Whistling in the Wind

Just about every place where you can find information about emergency preparedness, from FEMA to the New York Times, you'll find mention of a whistle. I carry one in all of my first aid kits, and I recommend them as well, but I wanted to learn a bit more about why they are so ubiquitous. 

The Whistle Shop indicates that they've been around for about 5000 years, and according to the American Whistle Company, the familiar sound is made because "air enters the whistle at one end. As the air reaches the other, closed end, all the air molecules "pile up" on top of each other and cause a high-pressure region. The air escapes out the little hole in the end, making the noise you hear."

Humans can make the noises, and The physiology of oral whistling: a combined radiographic and MRI analysis describes "Experimental models support the hypothesis that the sound in human whistling is generated by a Helmholtz resonator, suggesting that the oral cavity acts as a resonant chamber bounded by two orifices, posteriorly by raising the tongue to the hard palate, and anteriorly by pursed lips (Henrywood RH, Agarwal A. Phys Fluids 25: 107101, 2013)."

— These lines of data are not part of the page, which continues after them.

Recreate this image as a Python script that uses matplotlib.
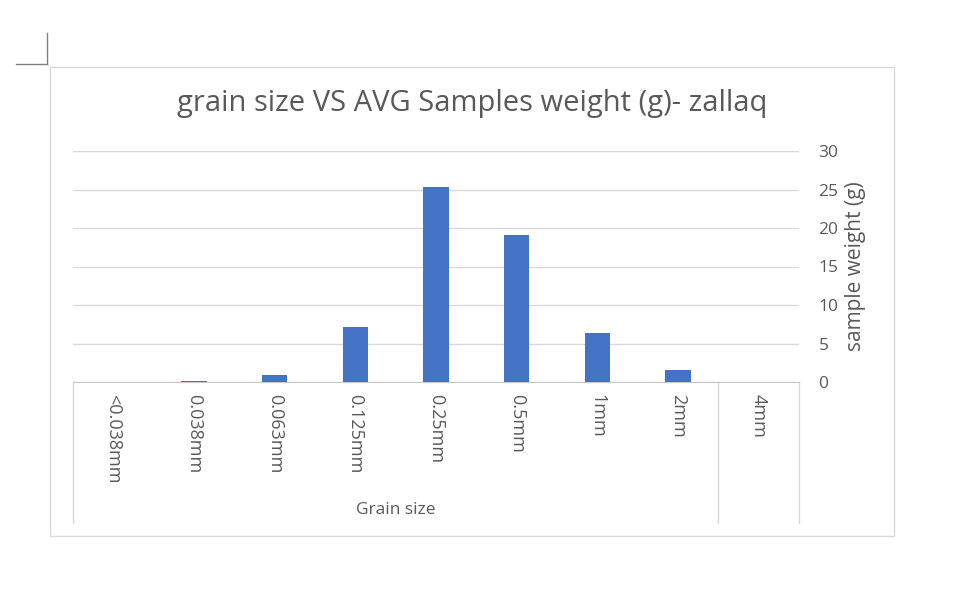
import matplotlib.pyplot as plt
from matplotlib.lines import Line2D
from matplotlib.patches import Rectangle
import matplotlib.transforms as mtransforms

plt.rcParams['font.family'] = ['Open Sans', 'DejaVu Sans']

categories = ["<0.038mm", "0.038mm", "0.063mm", "0.125mm", "0.25mm",
              "0.5mm", "1mm", "2mm", "4mm"]
weights = [0.0, 0.15, 0.9, 7.2, 25.3, 19.1, 6.4, 1.6, 0.0]
group_label = "Grain size"
group_size = 8
y_ticks = [0, 5, 10, 15, 20, 25, 30]

BAR = "#4472C4"
GRID = "#d9d9d9"
TEXT = "#595959"

fig = plt.figure(figsize=(9.72, 6.15), dpi=100)
ax = fig.add_axes([73 / 972, 1 - 382 / 615, 726 / 972, 231 / 615])

x = list(range(len(categories)))
ax.bar(x, weights, width=0.31, color=BAR, zorder=3)

ax.set_xlim(-0.5, len(categories) - 0.5)
ax.set_ylim(0, 30)
ax.set_yticks(y_ticks)
ax.yaxis.tick_right()
ax.yaxis.set_label_position("right")
ax.grid(axis="y", color=GRID, linewidth=1, zorder=0)
ax.tick_params(axis="y", length=0, pad=14, labelsize=12.5, labelcolor=TEXT)
ax.set_ylabel("sample weight (g)", fontsize=15, color=TEXT, labelpad=5)

ax.set_xticks(x)
ax.set_xticklabels(categories, rotation=-90, ha="center", va="top",
                   fontsize=13, color=TEXT)
ax.tick_params(axis="x", length=0, pad=9)

for side in ["top", "left", "right"]:
    ax.spines[side].set_visible(False)
ax.spines["bottom"].set_color("#c8c8c8")

# multi-level category box lines
trans = mtransforms.blended_transform_factory(ax.transData, ax.transAxes)
for xv in [-0.5, group_size - 0.5, len(categories) - 0.5]:
    ax.add_line(Line2D([xv, xv], [0, -141 / 231], transform=trans,
                       color=GRID, linewidth=1, clip_on=False))
ax.text((group_size - 1) / 2, -128 / 231, group_label, transform=trans,
        ha="center", va="center", fontsize=12.5, color=TEXT)

fig.suptitle("grain size VS AVG Samples weight (g)- zallaq", x=472 / 972,
             y=1 - 103 / 615, va="center", fontsize=21, color=TEXT)

# chart border and corner mark
fig.patches.append(Rectangle((50 / 972, 1 - 536 / 615), 844 / 972, 469 / 615,
                             transform=fig.transFigure, fill=False,
                             edgecolor=GRID, linewidth=1))
fig.add_artist(Line2D([16 / 972, 47 / 972], [1 - 64 / 615, 1 - 64 / 615],
                      transform=fig.transFigure, color="#808080", linewidth=1))
fig.add_artist(Line2D([47 / 972, 47 / 972], [1 - 33 / 615, 1 - 64 / 615],
                      transform=fig.transFigure, color="#808080", linewidth=1))

fig.savefig("out.png", dpi=100)
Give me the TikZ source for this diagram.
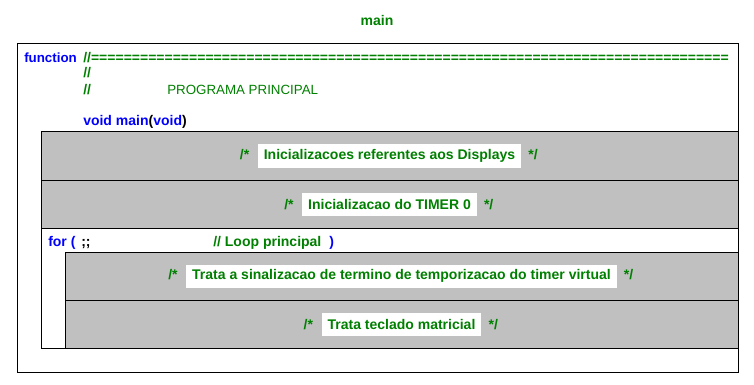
\documentclass[tikz,border=0pt]{standalone}
\usepackage{fontspec}
\setmainfont{Liberation Sans}
\usetikzlibrary{positioning}
\definecolor{cgreen}{RGB}{0,128,0}
\definecolor{cblue}{RGB}{0,0,255}
\definecolor{cgray}{RGB}{192,192,192}

\begin{document}
\begin{tikzpicture}[x=0.75pt, y=-0.75pt,
    frm/.style={draw, line width=0.75pt, inner sep=0pt, outer sep=0pt, anchor=north west},
    blk/.style={frm, fill=cgray, minimum width=522.75pt, minimum height=36pt},
    lblk/.style={frm, fill=cgray, minimum width=504.75pt, minimum height=36pt},
    txt/.style={inner sep=0pt, anchor=base west, font=\fontsize{10.5}{12}\selectfont\bfseries},
    cmt/.style={txt, text=cgreen},
    kw/.style={txt, text=cblue},
    lbl/.style={fill=white, text=cgreen, font=\fontsize{10.5}{12}\selectfont\bfseries, minimum height=17.25pt, inner xsep=4.5pt, inner ysep=0pt},
    dlm/.style={text=cgreen, font=\fontsize{10.5}{12}\selectfont\bfseries, inner sep=0pt}
]
\useasboundingbox (0,0) rectangle (754,385);

\node[cmt, anchor=base] (title) at (377,26) {main};

\node[frm, minimum width=540.75pt, minimum height=246pt] (outer) at (17,44) {};
\node[kw, font=\fontsize{10}{12}\selectfont\bfseries] (fn) at (24,62.5) {function};
\node[cmt] (rule) at (83,62.5) {//==============================================================================};
\node[cmt] (c2) at (83,78) {//};
\node[cmt] (c3) at (83,94) {//};
\node[cmt, font=\fontsize{10}{12}\selectfont] (prog) at (167,94) {PROGRAMA PRINCIPAL};
\node[kw] (sig) at (83,126) {void main\textcolor{black}{(}void\textcolor{black}{)}};

\node[blk] (disp) at (41,132) {};
\node[lbl] (displbl) at (disp.center) {Inicializacoes referentes aos Displays};
\node[dlm, base left=6pt of displbl] (dispo) {/*};
\node[dlm, base right=5pt of displbl] (dispc) {*/};

\node[blk] (tmr) at (41,180) {};
\node[lbl] (tmrlbl) at (tmr.center) {Inicializacao do TIMER 0};
\node[dlm, base left=6pt of tmrlbl] (tmro) {/*};
\node[dlm, base right=5pt of tmrlbl] (tmrc) {*/};

\node[frm, fill=white, minimum width=522.75pt, minimum height=90pt] (loop) at (41,228) {};
\node[kw] (for) at (48,246) {for (};
\node[txt] (semi) at (81,246) {;;};
\node[cmt] (loopc) at (213,246) {// Loop principal};
\node[kw] (close) at (329,246) {)};

\node[lblk] (virt) at (65,252) {};
\node[lbl] (virtlbl) at (virt.center) {Trata a sinalizacao de termino de temporizacao do timer virtual};
\node[dlm, base left=6pt of virtlbl] (virto) {/*};
\node[dlm, base right=5pt of virtlbl] (virtc) {*/};

\node[lblk] (tecl) at (65,300) {};
\node[lbl] (tecllbl) at (tecl.center) {Trata teclado matricial};
\node[dlm, base left=6pt of tecllbl] (teclo) {/*};
\node[dlm, base right=5pt of tecllbl] (teclc) {*/};
\end{tikzpicture}
\end{document}
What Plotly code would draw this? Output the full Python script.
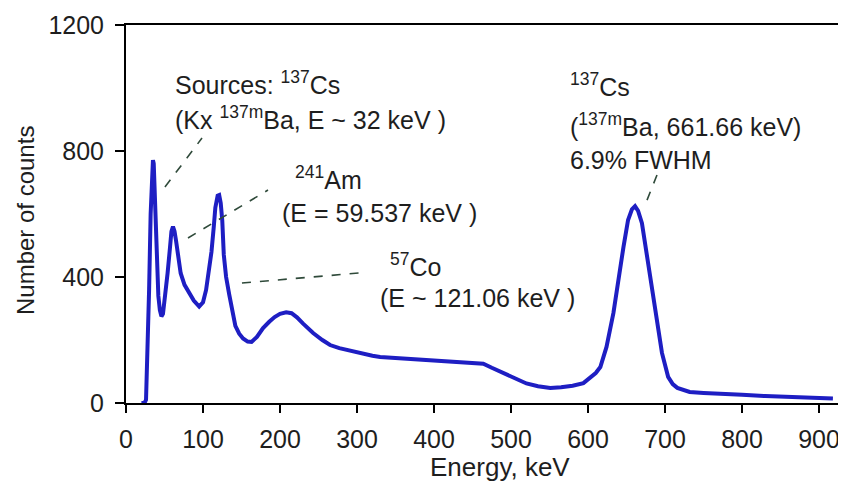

I honestly felt it was enough to know that people smarter than me are studying the physics and physiology of whistling, but if you want to geek out more, you can get all of the flow dynamics equations, and more, here

Personally, I'm no good at all at whistling, whether with fingers in the mouth, or thumbs over an acorn top, loud whistling is not in my skill set--which is probably one of the reasons I've always felt better with my trusty plastic friend. 

But again, regardless of my ability to whistle or not, why are they always recommended?

I had often heard that whistles can heard better, and farther than yelling, with less work for the whistler/screamer, but the distance that any sound travels can be limited by many factors. 

Whistle For Life notes that "If you need to grab someone’s attention and are only equipped with the sound of your own voice, you realistically would be able to reach a maximum volume of 110dB for about ten minutes. But at that level, you will quickly lose your voice. However, if you were equipped with some type of signaling device, such as a safety whistle, you could easily increase your sound level and reduce the amount of energy you exert."

Boss Horn says that whistle sounds can "reach a distance of around 1 to 2 kilometers," but that distance can be affected by the quality of the whistle, obstructions, and atmospheric conditions. To say nothing of the hearing capacity of the intended recipients. 

If you do ever find yourself in a situation where you need to use a whistle to get help, yes, you can just make noise to get people's attention, but there ARE International Whistle CodesThree blasts of the whistle is an international distress call, which is loosely translated to “Help me!” Two blasts of the whistle is a call-back signal which means “Come here.” One blast can mean “Where are you?” or it can be a call-back signal if you hear anything that sounds like a code.

So you can see, there's more to than the ability to confuse nearby birds and dogs. 

Bottom line, whistles can be loud, cheap, light, and their batteries never run out. I think they'll be around in our emergency kits and first aid kits for a bit longer.